First we download the data and save it in the data folder. Then using read_table, with sep = “,” and header = TRUE, we load the data.

#Get the data
URL <- "https://d396qusza40orc.cloudfront.net/repdata%2Fdata%2FStormData.csv.bz2"
filename <- paste("./data", "/", "data.bz2", sep = "" )
dir.create("data")
download.file(url = URL, destfile = filename)


#Read the data
data <- read.table("data/data.bz2", sep = ",", header =  TRUE)
colnames(data)
##  [1] "STATE__"    "BGN_DATE"   "BGN_TIME"   "TIME_ZONE"  "COUNTY"    
##  [6] "COUNTYNAME" "STATE"      "EVTYPE"     "BGN_RANGE"  "BGN_AZI"   
## [11] "BGN_LOCATI" "END_DATE"   "END_TIME"   "COUNTY_END" "COUNTYENDN"
## [16] "END_RANGE"  "END_AZI"    "END_LOCATI" "LENGTH"     "WIDTH"     
## [21] "F"          "MAG"        "FATALITIES" "INJURIES"   "PROPDMG"   
## [26] "PROPDMGEXP" "CROPDMG"    "CROPDMGEXP" "WFO"        "STATEOFFIC"
## [31] "ZONENAMES"  "LATITUDE"   "LONGITUDE"  "LATITUDE_E" "LONGITUDE_"
## [36] "REMARKS"    "REFNUM"

When reviewing the data using colnames (data) we realize that there are many variables that will not be used, this is why we will be left with:

data2 <- data %>% select(EVTYPE, FATALITIES, INJURIES, PROPDMG,PROPDMGEXP, CROPDMG,CROPDMGEXP)

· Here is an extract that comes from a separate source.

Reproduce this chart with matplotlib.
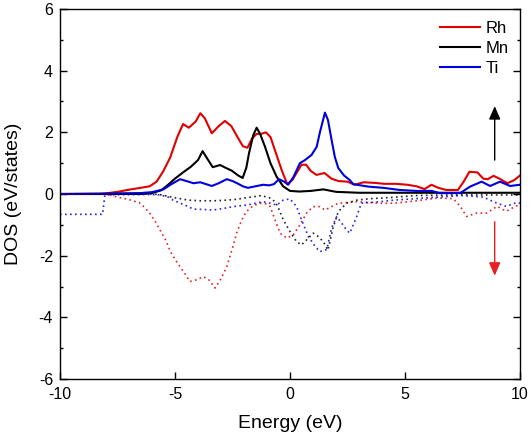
import matplotlib
matplotlib.use("Agg")
import matplotlib.pyplot as plt
from matplotlib.ticker import MultipleLocator

plt.rcParams['font.family'] = ['Liberation Sans', 'DejaVu Sans']

# ---- data ----
rh_up_x = [-10, -8.2, -8.0, -7.5, -7.0, -6.5, -6.1, -5.8, -5.5, -5.2, -4.9, -4.65, -4.4, -4.1, -3.9,
           -3.7, -3.4, -3.1, -2.83, -2.55, -2.3, -2.05, -1.85, -1.65, -1.45, -1.25, -1.05, -0.85, -0.6,
           -0.35, -0.12, 0.1, 0.3, 0.5, 0.7, 0.9, 1.15, 1.5, 1.8, 2.1, 2.5, 2.8, 3.2, 3.7, 4.1, 4.6,
           5.1, 5.5, 5.85, 6.15, 6.45, 6.8, 7.3, 7.55, 7.8, 8.15, 8.4, 8.6, 8.85, 9.1, 9.45, 9.75, 10]
rh_up_y = [0, 0, 0.02, 0.07, 0.14, 0.2, 0.25, 0.4, 0.75, 1.2, 1.85, 2.27, 2.15, 2.35, 2.62,
           2.45, 1.97, 2.2, 2.37, 2.2, 1.87, 1.55, 1.5, 1.8, 1.95, 1.95, 2.0, 1.85, 1.3,
           0.75, 0.32, 0.45, 0.7, 0.95, 0.95, 0.75, 0.62, 0.68, 0.5, 0.42, 0.4, 0.3, 0.38, 0.36, 0.33, 0.33,
           0.3, 0.25, 0.16, 0.3, 0.2, 0.13, 0.13, 0.4, 0.72, 0.7, 0.5, 0.48, 0.59, 0.5, 0.35, 0.45, 0.6]

mn_up_x = [-10, -6.5, -6.0, -5.6, -5.3, -5.0, -4.65, -4.3, -4.0, -3.8, -3.6, -3.36, -3.04, -2.8, -2.54,
           -2.25, -2.06, -1.9, -1.78, -1.6, -1.45, -1.3, -1.09, -0.85, -0.58, -0.3, 0.0, 0.4, 0.9, 1.45,
           2.0, 3.0, 10]
mn_up_y = [0, 0, 0.03, 0.12, 0.3, 0.5, 0.7, 0.89, 1.1, 1.39, 1.15, 0.87, 0.94, 0.85, 0.76,
           0.6, 0.52, 0.85, 1.33, 1.9, 2.15, 1.95, 1.54, 1.0, 0.56, 0.25, 0.1, 0.08, 0.1, 0.15,
           0.07, 0.04, 0.04]

ti_up_x = [-10, -6.5, -6.0, -5.5, -5.2, -4.78, -4.5, -4.2, -3.9, -3.65, -3.4, -3.1, -2.75, -2.5, -2.3,
           -2.05, -1.83, -1.5, -1.17, -0.9, -0.7, -0.48, -0.25, -0.08, 0.15, 0.43, 0.65, 0.94, 1.16,
           1.3, 1.52, 1.65, 1.81, 1.95, 2.1, 2.35, 2.6, 2.75, 3.4, 4.06, 4.78, 5.5, 6.16, 6.5, 7.0,
           7.4, 7.83, 8.33, 8.7, 9.13, 9.57, 10]
ti_up_y = [0, 0.03, 0.06, 0.15, 0.3, 0.48, 0.42, 0.35, 0.38, 0.32, 0.26, 0.35, 0.48, 0.42, 0.35,
           0.25, 0.2, 0.25, 0.3, 0.28, 0.32, 0.48, 0.4, 0.3, 0.55, 1.0, 1.1, 1.27, 1.53,
           2.0, 2.64, 2.4, 1.75, 1.2, 0.84, 0.6, 0.45, 0.32, 0.24, 0.2, 0.13, 0.1, 0.1, 0.03, 0.03,
           0.03, 0.24, 0.4, 0.26, 0.4, 0.26, 0.3]

rh_dn_x = [-10, -8.05, -7.5, -7.0, -6.5, -6.1, -5.85, -5.65, -5.4, -5.2, -4.93, -4.6, -4.35, -4.05,
           -3.77, -3.5, -3.26, -3.0, -2.75, -2.5, -2.3, -2.1, -1.9, -1.6, -1.3, -1.05, -0.87, -0.65,
           -0.43, -0.14, 0.14, 0.43, 0.72, 1.0, 1.3, 1.52, 1.81, 2.1, 2.9, 3.9, 4.5, 5.5, 6.4, 7.1,
           7.4, 7.68, 8.1, 8.55, 9.0, 9.4, 9.86, 10]
rh_dn_y = [0, 0, -0.1, -0.18, -0.3, -0.62, -0.9, -1.17, -1.5, -1.87, -2.2, -2.55, -2.84, -2.78,
           -2.68, -2.8, -3.05, -2.75, -2.36, -1.75, -1.22, -0.85, -0.57, -0.38, -0.3, -0.32, -0.4, -0.84,
           -1.27, -1.43, -1.33, -1.0, -0.62, -0.41, -0.41, -0.52, -0.41, -0.3, -0.25, -0.3, -0.3, -0.22,
           -0.13, -0.15, -0.4, -0.73, -0.62, -0.62, -0.4, -0.56, -0.38, -0.4]

mn_dn_x = [-10, -6.0, -5.65, -4.95, -4.4, -3.9, -3.3, -2.75, -2.3, -1.9, -1.5, -1.25, -0.87, -0.65,
           -0.5, -0.29, 0.0, 0.29, 0.5, 0.8, 1.01, 1.23, 1.45, 1.65, 1.87, 2.1, 2.46, 2.9, 3.5, 4.06,
           5.5, 7.0, 10]
mn_dn_y = [0, 0, -0.02, -0.13, -0.2, -0.22, -0.22, -0.2, -0.17, -0.12, -0.08, -0.05, -0.13, -0.25,
           -0.46, -0.84, -1.22, -1.55, -1.65, -1.43, -1.27, -1.38, -1.55, -1.82, -1.1, -0.57, -0.3,
           -0.2, -0.15, -0.13, -0.05, -0.03, -0.03]

ti_dn_x = [-10, -8.15, -8.05, -7.0, -6.0, -5.65, -5.3, -5.08, -4.6, -4.2, -3.8, -3.35, -2.9, -2.48,
           -1.9, -1.5, -1.17, -0.85, -0.58, -0.3, 0.0, 0.29, 0.5, 0.8, 1.09, 1.3, 1.6, 1.81, 2.03,
           2.25, 2.46, 2.6, 2.9, 3.1, 3.9, 4.5, 5.5, 6.4, 7.5, 8.4, 9.0, 9.4, 9.85, 10]
ti_dn_y = [-0.66, -0.66, -0.03, -0.02, -0.02, -0.03, -0.1, -0.2, -0.35, -0.49, -0.5, -0.52, -0.47,
           -0.41, -0.36, -0.3, -0.25, -0.3, -0.36, -0.2, -0.16, -0.41, -0.84, -1.38, -1.7, -1.87,
           -1.8, -1.1, -0.73, -0.95, -1.17, -1.27, -0.73, -0.3, -0.25, -0.2, -0.15, -0.1, -0.05,
           -0.1, -0.3, -0.4, -0.28, -0.3]

labels = ["Rh", "Mn", "Ti"]
colors = ["#e00000", "#000000", "#0000dd"]
xticks = [-10, -5, 0, 5, 10]
yticks = [-6, -4, -2, 0, 2, 4, 6]

# ---- figure ----
fig = plt.figure(figsize=(5.31, 4.36), dpi=100)
ax = fig.add_axes([60/531, 57/436, 460/531, 370/436])

ups = [(rh_up_x, rh_up_y), (mn_up_x, mn_up_y), (ti_up_x, ti_up_y)]
dns = [(rh_dn_x, rh_dn_y), (mn_dn_x, mn_dn_y), (ti_dn_x, ti_dn_y)]
for (x, y), c, lab in zip(ups, colors, labels):
    ax.plot(x, y, color=c, lw=1.5, label=lab)
for (x, y), c in zip(dns, colors):
    ax.plot(x, y, color=c, lw=1.2, ls=(0, (1, 2)), alpha=0.85)

ax.annotate("", xy=(8.9, 2.85), xytext=(8.9, 1.1),
            arrowprops=dict(arrowstyle="-|>,head_length=0.8,head_width=0.35",
                            color="black", lw=1.0, shrinkA=0, shrinkB=0))
ax.annotate("", xy=(8.9, -2.65), xytext=(8.9, -0.9),
            arrowprops=dict(arrowstyle="-|>,head_length=0.8,head_width=0.35",
                            color="#e82020", lw=1.0, shrinkA=0, shrinkB=0))

ax.set_xlim(-10, 10)
ax.set_ylim(-6, 6)
ax.set_xticks(xticks)
ax.set_yticks(yticks)
ax.yaxis.set_minor_locator(MultipleLocator(1))
ax.tick_params(axis='both', which='major', direction='in', length=5, width=1,
               labelsize=11.5, right=True, top=False)
ax.tick_params(axis='x', which='major', pad=6)
ax.tick_params(axis='y', which='major', pad=5)
ax.tick_params(axis='y', which='minor', direction='in', length=2.5, width=1, right=True)
ax.set_yticklabels([str(v) for v in yticks])
ax.set_xticklabels([str(v) for v in xticks])
for s in ax.spines.values():
    s.set_linewidth(1.0)

ax.set_xlabel("Energy (eV)", fontsize=14, labelpad=9)
ax.set_ylabel("DOS (eV/states)", fontsize=14, labelpad=12)

ax.legend(loc="upper right", frameon=False, fontsize=12, handlelength=2.4,
          handletextpad=0.3, labelspacing=0.3, borderaxespad=0.3)

fig.savefig("out.png", dpi=100)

When performing data2$PROPDMGEXP and data2$CROPDMGEXP we realize that there are non-numerical values, expressing millions, billions, among others. This is why they will be modified by changing them to integer values.

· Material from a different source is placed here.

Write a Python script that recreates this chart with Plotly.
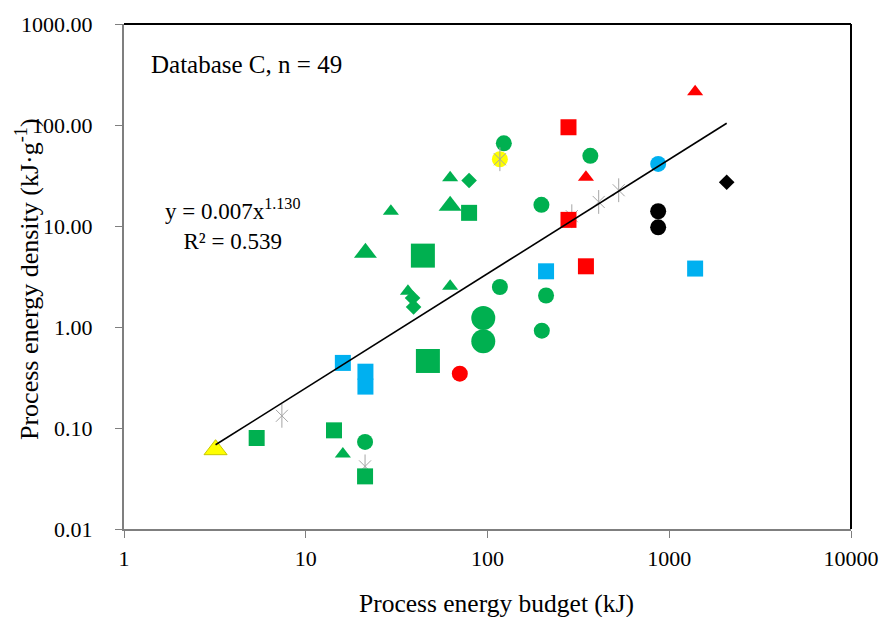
import numpy as np
import plotly.graph_objects as go

# ---------------- data ----------------
GREEN_CIRCLE_X = [123, 368, 198, 117, 210, 199, 21.2]
GREEN_CIRCLE_Y = [65.9, 49.5, 16.2, 2.49, 2.05, 0.92, 0.0728]
GREEN_CIRCLE_BIG_X = [94.8, 94.8]
GREEN_CIRCLE_BIG_Y = [1.23, 0.721]
RED_CIRCLE_X = [70.4]
RED_CIRCLE_Y = [0.345]
BLUE_CIRCLE_X = [869]
BLUE_CIRCLE_Y = [41.2]
BLACK_CIRCLE_X = [869, 869]
BLACK_CIRCLE_Y = [14.0, 9.71]
YELLOW_CIRCLE_X = [117]
YELLOW_CIRCLE_Y = [45.8]

GREEN_TRI_X = [62.3, 29.4, 36.5, 62.3, 16.0]
GREEN_TRI_Y = [30.0, 14.0, 2.26, 2.53, 0.0553]
GREEN_TRI_BIG_X = [62.3, 21.3]
GREEN_TRI_BIG_Y = [15.9, 5.42]
RED_TRI_X = [348, 1388]
RED_TRI_Y = [30.4, 213]
YELLOW_TRI_X = [3.19]
YELLOW_TRI_Y = [0.061]

GREEN_DIAMOND_X = [79.2, 38.7, 39.2]
GREEN_DIAMOND_Y = [28.2, 1.94, 1.58]
BLACK_DIAMOND_X = [2070]
BLACK_DIAMOND_Y = [27.1]

GRAY_STAR_X = [291, 409, 527, 117, 7.39, 21.2]
GRAY_STAR_Y = [12.5, 17.3, 22.6, 45.8, 0.132, 0.0417]

GREEN_SQUARE_X = [79.2, 5.37, 14.3, 21.2]
GREEN_SQUARE_Y = [13.5, 0.0796, 0.0948, 0.0332]
GREEN_SQUARE_BIG_X = [44.1, 47.0]
GREEN_SQUARE_BIG_Y = [5.09, 0.461]
BLUE_SQUARE_X = [16.0, 21.3, 21.3, 210, 1388]
BLUE_SQUARE_Y = [0.441, 0.361, 0.257, 3.56, 3.79]
RED_SQUARE_X = [279, 279, 348]
RED_SQUARE_Y = [95, 11.5, 3.99]

Y_TICKS = [0.01, 0.1, 1, 10, 100, 1000]
Y_TICK_TEXT = ["0.01", "0.10", "1.00", "10.00", "100.00", "1000.00"]
X_TICKS = [1, 10, 100, 1000, 10000]
X_TICK_TEXT = ["1", "10", "100", "1000", "10000"]

GREEN = "#00B050"
BLUE = "#00B0F0"
RED = "#FF0000"
YELLOW = "#FFFF00"
BLACK = "#000000"
GRAY = "#A6A6A6"

FONT = "Liberation Serif, Times New Roman, serif"

W, H = 880, 617
L, R, T, B = 124, 29, 24, 88

fig = go.Figure()


def add(xs, ys, symbol, color, size, line_color=None, line_width=0):
    fig.add_trace(go.Scatter(
        x=xs, y=ys, mode="markers", showlegend=False, hoverinfo="x+y",
        marker=dict(symbol=symbol, color=color, size=size,
                    line=dict(color=line_color or color, width=line_width)),
    ))


# circles
add(GREEN_CIRCLE_X, GREEN_CIRCLE_Y, "circle", GREEN, 16)
add(GREEN_CIRCLE_BIG_X, GREEN_CIRCLE_BIG_Y, "circle", GREEN, 24)
add(RED_CIRCLE_X, RED_CIRCLE_Y, "circle", RED, 16)
add(BLUE_CIRCLE_X, BLUE_CIRCLE_Y, "circle", BLUE, 16)
add(BLACK_CIRCLE_X, BLACK_CIRCLE_Y, "circle", BLACK, 16)
add(YELLOW_CIRCLE_X, YELLOW_CIRCLE_Y, "circle", YELLOW, 16)
# triangles
add(GREEN_TRI_X, GREEN_TRI_Y, "triangle-up", GREEN, 14)
add(GREEN_TRI_BIG_X, GREEN_TRI_BIG_Y, "triangle-up", GREEN, 20)
add(RED_TRI_X, RED_TRI_Y, "triangle-up", RED, 14)
add(YELLOW_TRI_X, YELLOW_TRI_Y, "triangle-up", YELLOW, 20, "#C8C800", 1)
# diamonds
add(GREEN_DIAMOND_X, GREEN_DIAMOND_Y, "diamond", GREEN, 12)
add(BLACK_DIAMOND_X, BLACK_DIAMOND_Y, "diamond", BLACK, 12)
# asterisks (vertical stroke + X)
add(GRAY_STAR_X, GRAY_STAR_Y, "x-thin-open", GRAY, 12, GRAY, 1)
add(GRAY_STAR_X, GRAY_STAR_Y, "line-ns-open", GRAY, 17, GRAY, 1)
# squares
add(GREEN_SQUARE_X, GREEN_SQUARE_Y, "square", GREEN, 16)
add(GREEN_SQUARE_BIG_X, GREEN_SQUARE_BIG_Y, "square", GREEN, 24)
add(BLUE_SQUARE_X, BLUE_SQUARE_Y, "square", BLUE, 16)
add(RED_SQUARE_X, RED_SQUARE_Y, "square", RED, 16)

# power-law trend line fitted (log-log least squares) on all points
all_x = np.array(GREEN_CIRCLE_X + GREEN_CIRCLE_BIG_X + RED_CIRCLE_X + BLUE_CIRCLE_X
                 + BLACK_CIRCLE_X + YELLOW_CIRCLE_X + GREEN_TRI_X + GREEN_TRI_BIG_X
                 + RED_TRI_X + YELLOW_TRI_X + GREEN_DIAMOND_X + BLACK_DIAMOND_X
                 + GRAY_STAR_X + GREEN_SQUARE_X + GREEN_SQUARE_BIG_X + BLUE_SQUARE_X
                 + RED_SQUARE_X, dtype=float)
all_y = np.array(GREEN_CIRCLE_Y + GREEN_CIRCLE_BIG_Y + RED_CIRCLE_Y + BLUE_CIRCLE_Y
                 + BLACK_CIRCLE_Y + YELLOW_CIRCLE_Y + GREEN_TRI_Y + GREEN_TRI_BIG_Y
                 + RED_TRI_Y + YELLOW_TRI_Y + GREEN_DIAMOND_Y + BLACK_DIAMOND_Y
                 + GRAY_STAR_Y + GREEN_SQUARE_Y + GREEN_SQUARE_BIG_Y + BLUE_SQUARE_Y
                 + RED_SQUARE_Y, dtype=float)
slope, icpt = np.polyfit(np.log10(all_x), np.log10(all_y), 1)
tx = np.logspace(np.log10(all_x.min()), np.log10(all_x.max()), 60)
ty = 10 ** icpt * tx ** slope
fig.add_trace(go.Scatter(x=tx, y=ty, mode="lines", showlegend=False, hoverinfo="skip",
                         line=dict(color="black", width=1.6)))

pw = W - L - R
ph = H - T - B


def px(xpix):
    return (xpix - L) / pw


def py(ypix):
    return (H - B - ypix) / ph


annotations = [
    dict(text="Database C, n = 49", x=px(149), y=py(65), xref="paper", yref="paper",
         xanchor="left", yanchor="middle", showarrow=False,
         font=dict(family=FONT, size=25, color="black")),
    dict(text="y = 0.007x<sup>1.130</sup><br>R² = 0.539", x=px(232), y=py(224),
         xref="paper", yref="paper", xanchor="center", yanchor="middle", align="center",
         showarrow=False, font=dict(family=FONT, size=23, color="black")),
    dict(text="Process energy budget (kJ)", x=px(496), y=py(603), xref="paper", yref="paper",
         xanchor="center", yanchor="middle", showarrow=False,
         font=dict(family=FONT, size=25.5, color="black")),
    dict(text="Process energy density (kJ·g<sup>-1</sup>)", x=px(27), y=py(279),
         xref="paper", yref="paper", xanchor="center", yanchor="middle", textangle=-90,
         showarrow=False, font=dict(family=FONT, size=26, color="black")),
]

shapes = [
    dict(type="line", xref="paper", yref="paper", x0=0, x1=1, y0=1, y1=1,
         line=dict(color="black", width=2)),
    dict(type="line", xref="paper", yref="paper", x0=1, x1=1, y0=0, y1=1,
         line=dict(color="black", width=2)),
]

fig.update_layout(
    width=W, height=H,
    margin=dict(l=L, r=R, t=T, b=B, autoexpand=False),
    paper_bgcolor="white", plot_bgcolor="white",
    font=dict(family=FONT, color="black"),
    annotations=annotations, shapes=shapes,
    xaxis=dict(type="log", range=[0, 4], tickvals=X_TICKS, ticktext=X_TICK_TEXT,
               showgrid=False, zeroline=False, showline=True, linecolor="#7F7F7F",
               linewidth=2, ticks="outside", ticklen=7, tickcolor="#7F7F7F", tickwidth=1,
               tickfont=dict(family=FONT, size=22, color="black"), ticklabelstandoff=2),
    yaxis=dict(type="log", range=[-2, 3], tickvals=Y_TICKS, ticktext=Y_TICK_TEXT,
               showgrid=False, zeroline=False, showline=True, linecolor="#7F7F7F",
               linewidth=2, ticks="outside", ticklen=7, tickcolor="#7F7F7F", tickwidth=1,
               tickfont=dict(family=FONT, size=22, color="black"), ticklabelstandoff=18),
)

fig.write_html("out.html")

data3 <- data2 %>% mutate(PROPDMGEXP = replace(PROPDMGEXP,PROPDMGEXP == "K",3),
                          PROPDMGEXP = replace(PROPDMGEXP,PROPDMGEXP == "k",3),
                          PROPDMGEXP = replace(PROPDMGEXP,PROPDMGEXP == "M",6),
                          PROPDMGEXP = replace(PROPDMGEXP,PROPDMGEXP == "m",6),
                          PROPDMGEXP = replace(PROPDMGEXP,PROPDMGEXP == "B",9),
                          PROPDMGEXP = replace(PROPDMGEXP,PROPDMGEXP == "h",2),
                          PROPDMGEXP = replace(PROPDMGEXP,PROPDMGEXP == "H",2),
                          PROPDMGEXP = as.integer(PROPDMGEXP),
                          PROPDMGEXP = replace(PROPDMGEXP,is.na(PROPDMGEXP),0),
                          CROPDMGEXP = replace(CROPDMGEXP,CROPDMGEXP == "K",3),
                          CROPDMGEXP = replace(CROPDMGEXP,CROPDMGEXP == "k",3),
                          CROPDMGEXP = replace(CROPDMGEXP,CROPDMGEXP == "M",6),
                          CROPDMGEXP = replace(CROPDMGEXP,CROPDMGEXP == "m",6),
                          CROPDMGEXP = replace(CROPDMGEXP,CROPDMGEXP == "B",9),
                          CROPDMGEXP = as.integer(CROPDMGEXP),
                          CROPDMGEXP = replace(CROPDMGEXP,is.na(CROPDMGEXP),0),
                          INJURIES = as.integer(INJURIES),
                          FATALITIES = as.integer(FATALITIES))
## Warning in mask$eval_all_mutate(dots[[i]]): NAs introducidos por coerci

## Warning in mask$eval_all_mutate(dots[[i]]): NAs introducidos por coerci
data4 <- data3 %>% 
  mutate(PROPDMG = PROPDMG*10^PROPDMGEXP,
         CROPDMG = CROPDMG*10^CROPDMGEXP) %>%
  select(-PROPDMGEXP,-CROPDMGEXP) %>%
  group_by(EVTYPE) %>%
  summarise(total_fatalities = sum(FATALITIES, na.rm = TRUE),
            total_injuries = sum(INJURIES, na.rm = TRUE),
            total_propdmg = sum(PROPDMG, na.rm = TRUE),
            total_cropdmg = sum(CROPDMG, na.rm = TRUE)) 

After replacing the values, columns were obtained by multiplying the columns in the form PROPDMG*10^PROPDMGEXP. These data were grouped by event and the sum of the damages was obtained accordingly.

Results

The results obtained were the following

Fatalities and Injuries per event.

As can be seen, tornadoes were the most disastrous weather events considering loss and damage to people. In addition, another major cause of loss of human life was events related to high temperatures and flash floods. While TSTM wind and Flood were the ones that caused the most injuries

Property and crop losses per event.

Unlike the loss and damage to people caused by the tornado, in this case floods and drought were the events that caused the most damage to property and crops.

Conclusion

As a conclusion we see that climatic events do not affect in the same way. While tornadoes cause the most damage to people, property and crops are affected the most by drought and floods.